#### [Stated exercise]
Compute how many lines in the entries below contain "Clone", and output nothing but the number.

#### [Given data]
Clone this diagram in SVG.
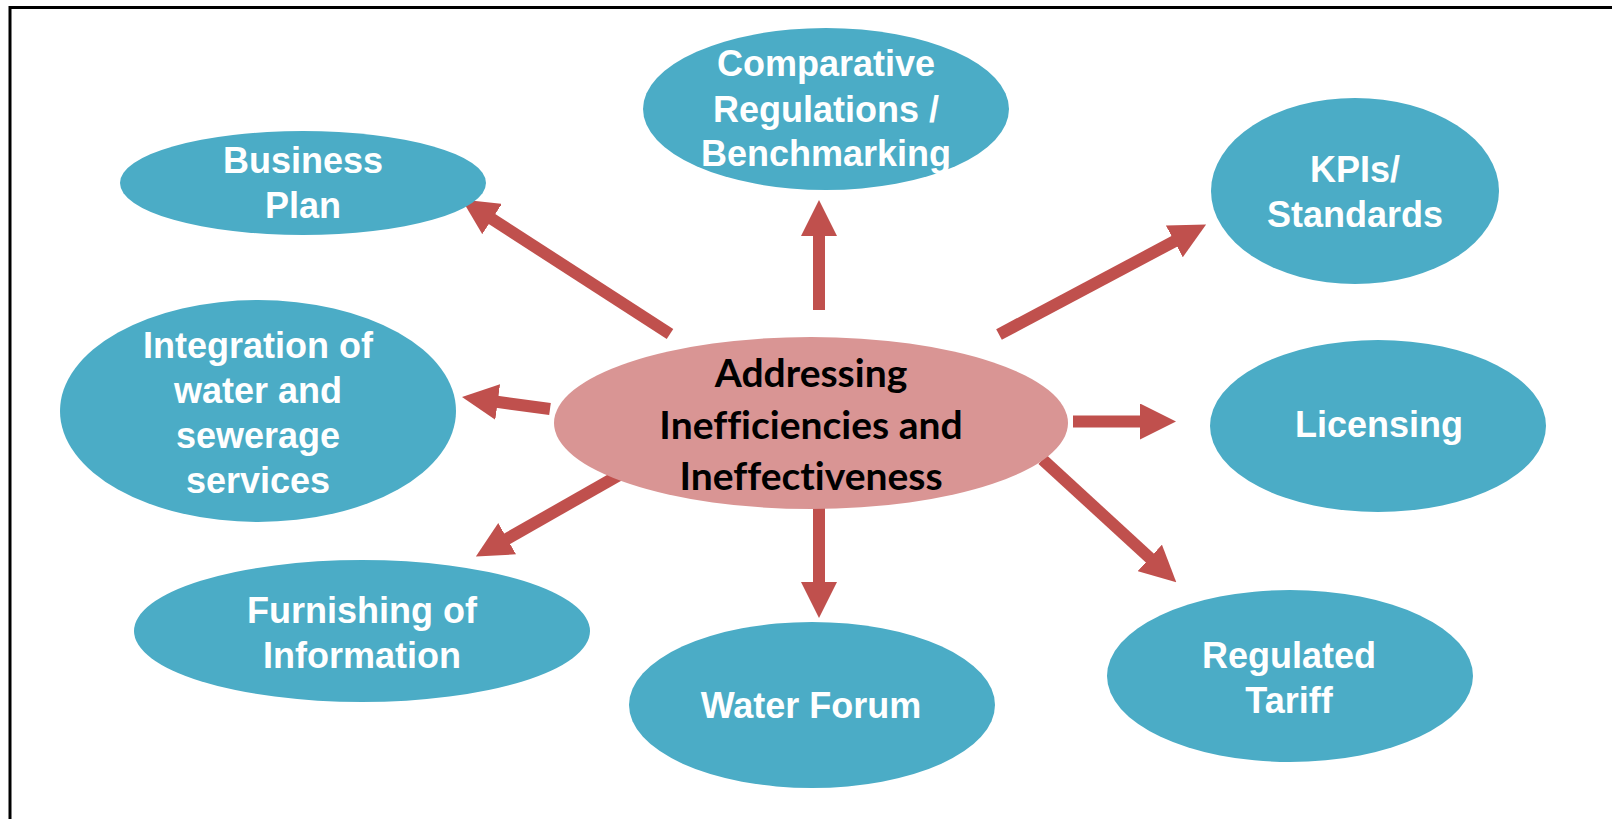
<svg xmlns="http://www.w3.org/2000/svg" width="1612" height="819" viewBox="0 0 1612 819">
<style>
.n{fill:#4BACC6}
.c{fill:#D99594}
.t{font-family:"Liberation Sans",Arial,sans-serif;font-weight:bold;font-size:36px;fill:#FFFFFF;text-anchor:middle}
.ct{font-family:Lato,"Liberation Sans",sans-serif;font-weight:bold;font-size:39px;fill:#000000;text-anchor:middle;font-variant-ligatures:none}
.a{stroke:#C0504D;stroke-width:12;fill:none;marker-end:url(#ah)}
</style>
<defs>
<marker id="ah" markerUnits="userSpaceOnUse" markerWidth="36" markerHeight="36" refX="1" refY="18" orient="auto">
<path d="M0,0 L36,18 L0,36 z" fill="#C0504D"/>
</marker>
</defs>
<rect width="1612" height="819" fill="#FFFFFF"/>
<path d="M10,819 V7.5 H1612" fill="none" stroke="#000000" stroke-width="3"/>
<g id="connectors">
<line class="a" x1="670" y1="334" x2="491.2" y2="218.5"/>
<line class="a" x1="819" y1="310" x2="819" y2="235"/>
<line class="a" x1="999" y1="334.5" x2="1175.2" y2="240.9"/>
<line class="a" x1="1073" y1="421.5" x2="1141" y2="421.5"/>
<line class="a" x1="1042.5" y1="459.5" x2="1150.5" y2="558.6"/>
<line class="a" x1="819" y1="508" x2="819" y2="583"/>
<line class="a" x1="624.5" y1="472" x2="506.3" y2="539.2"/>
<line class="a" x1="550" y1="409" x2="496.7" y2="401.8"/>
</g>
<g id="center">
<ellipse class="c" cx="811" cy="423" rx="257" ry="86"/>
<text class="ct" x="811" y="387">Addressing</text>
<text class="ct" x="811" y="439">Inefficiencies and</text>
<text class="ct" x="811" y="490">Ineffectiveness</text>
</g>
<g id="business-plan">
<ellipse class="n" cx="303" cy="183" rx="183" ry="52"/>
<text class="t" x="303" y="173">Business</text>
<text class="t" x="303" y="218">Plan</text>
</g>
<g id="comparative">
<ellipse class="n" cx="826" cy="109" rx="183" ry="81"/>
<text class="t" x="826" y="76">Comparative</text>
<text class="t" x="826" y="122">Regulations /</text>
<text class="t" x="826" y="166">Benchmarking</text>
</g>
<g id="kpis">
<ellipse class="n" cx="1355" cy="191" rx="144" ry="93"/>
<text class="t" x="1355" y="182">KPIs/</text>
<text class="t" x="1355" y="227">Standards</text>
</g>
<g id="integration">
<ellipse class="n" cx="258" cy="411" rx="198" ry="111"/>
<text class="t" x="258" y="358">Integration of</text>
<text class="t" x="258" y="403">water and</text>
<text class="t" x="258" y="448">sewerage</text>
<text class="t" x="258" y="493">services</text>
</g>
<g id="licensing">
<ellipse class="n" cx="1378" cy="426" rx="168" ry="86"/>
<text class="t" x="1379" y="437">Licensing</text>
</g>
<g id="furnishing">
<ellipse class="n" cx="362" cy="631" rx="228" ry="71"/>
<text class="t" x="362" y="623">Furnishing of</text>
<text class="t" x="362" y="668">Information</text>
</g>
<g id="water-forum">
<ellipse class="n" cx="812" cy="705" rx="183" ry="83"/>
<text class="t" x="811" y="718">Water Forum</text>
</g>
<g id="regulated-tariff">
<ellipse class="n" cx="1290" cy="676" rx="183" ry="86"/>
<text class="t" x="1289" y="668">Regulated</text>
<text class="t" x="1289" y="713">Tariff</text>
</g>
</svg>
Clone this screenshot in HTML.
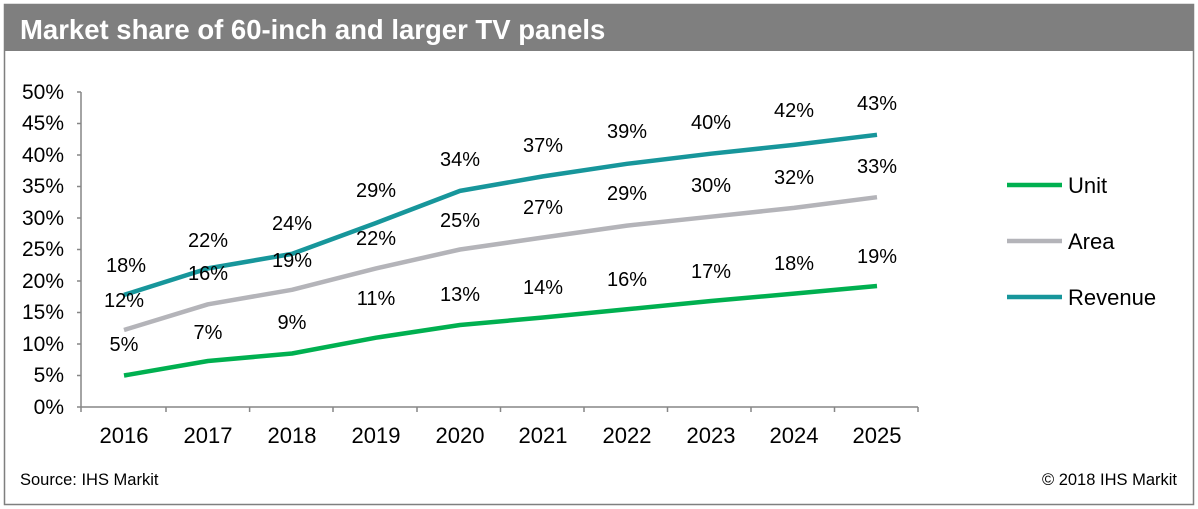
<!DOCTYPE html>
<html><head><style>body{margin:0;background:#fff}svg{display:block}text{font-family:"Liberation Sans",Arial,sans-serif}</style></head>
<body>
<svg width="1198" height="509" viewBox="0 0 1198 509">
<rect x="4.5" y="4.5" width="1189" height="500" fill="#fff" stroke="#7f7f7f" stroke-width="1.5"/>
<rect x="4" y="4" width="1190" height="47" fill="#7f7f7f"/>
<text x="20" y="39" fill="#fff" font-size="27.5" font-weight="bold">Market share of 60-inch and larger TV panels</text>
<g stroke="#868686" stroke-width="1.5" fill="none">
<line x1="81" y1="92" x2="81" y2="407"/>
<line x1="81" y1="407" x2="918" y2="407"/>
<line x1="77" y1="92" x2="81" y2="92"/><line x1="77" y1="123.5" x2="81" y2="123.5"/><line x1="77" y1="155" x2="81" y2="155"/><line x1="77" y1="186.5" x2="81" y2="186.5"/><line x1="77" y1="218" x2="81" y2="218"/><line x1="77" y1="249.5" x2="81" y2="249.5"/><line x1="77" y1="281" x2="81" y2="281"/><line x1="77" y1="312.5" x2="81" y2="312.5"/><line x1="77" y1="344" x2="81" y2="344"/><line x1="77" y1="375.5" x2="81" y2="375.5"/><line x1="77" y1="407" x2="81" y2="407"/>
<line x1="81" y1="407" x2="81" y2="412"/><line x1="166" y1="407" x2="166" y2="412"/><line x1="249.6" y1="407" x2="249.6" y2="412"/><line x1="333" y1="407" x2="333" y2="412"/><line x1="417" y1="407" x2="417" y2="412"/><line x1="500.5" y1="407" x2="500.5" y2="412"/><line x1="584" y1="407" x2="584" y2="412"/><line x1="667.5" y1="407" x2="667.5" y2="412"/><line x1="751" y1="407" x2="751" y2="412"/><line x1="834.5" y1="407" x2="834.5" y2="412"/><line x1="918" y1="407" x2="918" y2="412"/>
</g>
<g font-size="21" fill="#000" text-anchor="end">
<text x="64" y="99">50%</text><text x="64" y="130">45%</text><text x="64" y="162">40%</text><text x="64" y="193">35%</text><text x="64" y="225">30%</text><text x="64" y="256">25%</text><text x="64" y="288">20%</text><text x="64" y="319">15%</text><text x="64" y="351">10%</text><text x="64" y="382">5%</text><text x="64" y="414">0%</text>
</g>
<g font-size="22" fill="#000" text-anchor="middle">
<text x="124" y="443">2016</text><text x="208" y="443">2017</text><text x="292" y="443">2018</text><text x="376" y="443">2019</text><text x="460" y="443">2020</text><text x="543" y="443">2021</text><text x="627" y="443">2022</text><text x="711" y="443">2023</text><text x="794" y="443">2024</text><text x="877" y="443">2025</text>
</g>
<g fill="none" stroke-width="4.5" stroke-linejoin="round">
<polyline stroke="#00b050" points="124,375.5 208,361 292,353.5 376,337.7 460,325 543,317.5 627,309.3 711,301 794,293.6 877,286"/>
<polyline stroke="#b4b4b9" points="124,330 208,304.3 292,289.8 376,268.4 460,249.5 543,237.5 627,225.6 711,216.7 794,207.9 877,197.2"/>
<polyline stroke="#17969b" points="124,294.9 208,268.4 292,253.9 376,223 460,190.9 543,176.4 627,163.8 711,153.7 794,144.9 877,134.8"/>
</g>
<g font-size="20" fill="#000" text-anchor="middle">
<text x="126" y="272">18%</text><text x="208" y="247">22%</text><text x="292" y="230">24%</text><text x="376" y="197">29%</text><text x="460" y="166">34%</text><text x="543" y="152">37%</text><text x="627" y="138">39%</text><text x="711" y="129">40%</text><text x="794" y="117">42%</text><text x="877" y="110">43%</text>
<text x="124" y="307">12%</text><text x="208" y="280">16%</text><text x="292" y="267">19%</text><text x="376" y="245">22%</text><text x="460" y="227">25%</text><text x="543" y="214">27%</text><text x="627" y="200">29%</text><text x="711" y="192">30%</text><text x="794" y="184">32%</text><text x="877" y="173">33%</text>
<text x="124" y="351">5%</text><text x="208" y="339">7%</text><text x="292" y="329">9%</text><text x="376" y="305">11%</text><text x="460" y="301">13%</text><text x="543" y="294">14%</text><text x="627" y="286">16%</text><text x="711" y="278">17%</text><text x="794" y="270">18%</text><text x="877" y="263">19%</text>
</g>
<g stroke-width="4.5">
<line x1="1007" y1="185" x2="1062" y2="185" stroke="#00b050"/>
<line x1="1007" y1="241" x2="1062" y2="241" stroke="#b4b4b9"/>
<line x1="1007" y1="297" x2="1062" y2="297" stroke="#17969b"/>
</g>
<g font-size="22" fill="#000">
<text x="1068" y="193">Unit</text><text x="1068" y="249">Area</text><text x="1068" y="305">Revenue</text>
</g>
<text x="20" y="485" font-size="16.5" fill="#000">Source: IHS Markit</text>
<text x="1177" y="485" font-size="16.5" fill="#000" text-anchor="end">© 2018 IHS Markit</text>
</svg>
</body></html>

#### [Solution]
2